UBQ generates a new block every 88 seconds using a proof-of-work system which is the same as both Ethereum and Ethereum Classic. It also has decentralized applications (DApps) which is a new building model for more scalable applications, as well as smart-contracts which are used to facilitate and verify the performance of a contract that’s then fueled by its UBQ token as fees for transactions and computations.

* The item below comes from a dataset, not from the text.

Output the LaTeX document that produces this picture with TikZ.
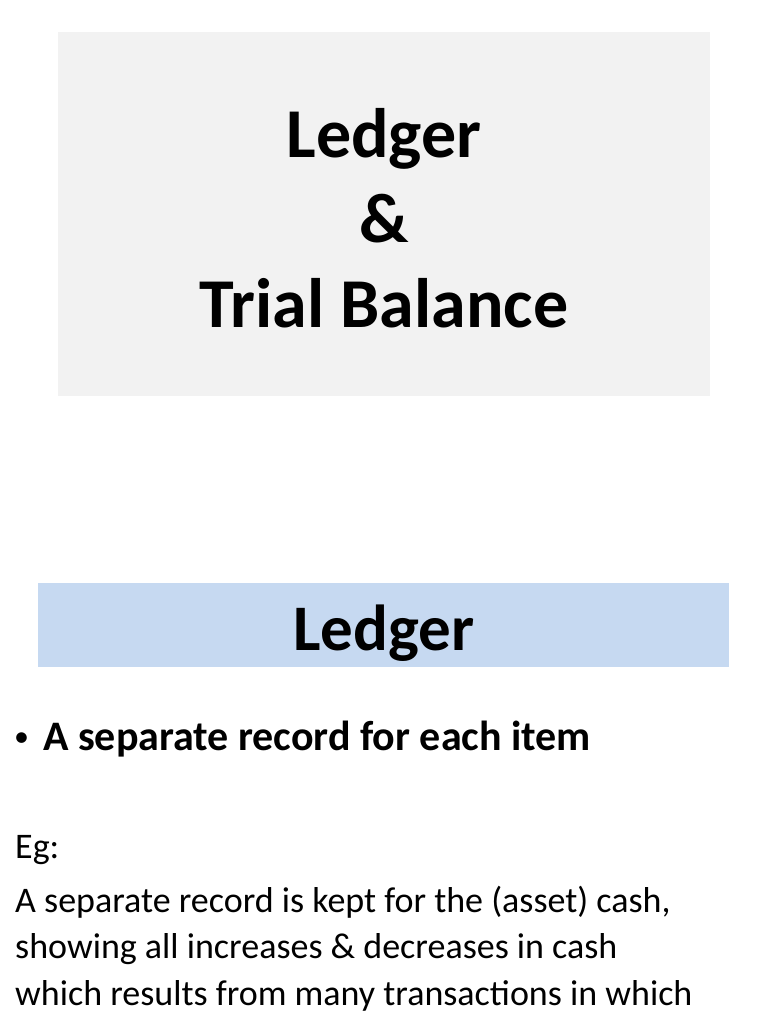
\documentclass[tikz,border=0pt]{standalone}
\usepackage{fontspec}
\setmainfont{Carlito}
\definecolor{graybox}{HTML}{F2F2F2}
\definecolor{bluebox}{HTML}{C6D9F1}
\begin{document}
\begin{tikzpicture}[x=1pt,y=-1pt,
  body/.style={anchor=base west,inner sep=0pt,font=\fontsize{36}{44}\selectfont},
  title/.style={anchor=base,inner sep=0pt,font=\fontsize{70}{84}\selectfont\bfseries}]
\useasboundingbox[fill=white] (0,0) rectangle (768,1024);
\fill[graybox] (58,32) rectangle (710,396);
\node[title] (t1) at (384,158) {Ledger};
\node[title] (t2) at (384,243) {\&};
\node[title] (t3) at (384,327) {Trial Balance};
\fill[bluebox] (38,583) rectangle (729,667);
\node[anchor=base,inner sep=0pt,font=\fontsize{65}{76}\selectfont\bfseries] (h) at (384,650) {Ledger};
\node[body,font=\fontsize{30}{36}\selectfont] (bul) at (14,746) {\textbullet};
\node[body,font=\fontsize{42}{50}\selectfont\bfseries] (b1) at (43,750) {A separate record for each item};
\node[body] (eg) at (15,858) {Eg:};
\node[body] (l1) at (15,912) {A separate record is kept for the (asset) cash,};
\node[body] (l2) at (15,958) {showing all increases \& decreases in cash};
\node[body] (l3) at (15,1005) {which results from many transactions in which};
\end{tikzpicture}
\end{document}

It’s worth noting that smart contracts and DApps aren’t entirely unique anymore, in fact, they’re actually quite common now, yet many projects are still failing. A lot of issues in the crypto world involve the development teams and what they are capable of accomplishing. A common cause of failure is a team that is ill-equipped to anticipate potential problems or fix issues that arise. This leads to projects that end up too buggy or vulnerable, that we (the consumer, miner, trader or investor) see no long-term viability in. Though the issue of bugs is generally only for newer projects, it’s also an issue that giants like BTC and ETH are dealing with involving clogged networks. Fortunately, UBQ has a veteran development team full of individuals who have consistently contributed to the crypto-community with their innovation and creation. And to top it off, the team is lead by one of my personal favorite developers, Julian Yap.
Who is Julian Yap?
Without getting too fanboy about him or his work, Julian Yap is the Lead developer and mastermind behind UBQ. Before his time with UBQ, Yap worked on the development of Bittrex, another cryptocurrency called Decred (DCR), and blocktech, along with having a lot of great contributions on Github.
How can you buy UBQ?
You first need to buy Bitcoin or Ethereum on Coinbase and then transfer it over to your account at Cryptopia to exchange it for UBQ. If you get stuck or need help, send us a message through our Facebook page or use our contact page and someone on staff will walk you through the process.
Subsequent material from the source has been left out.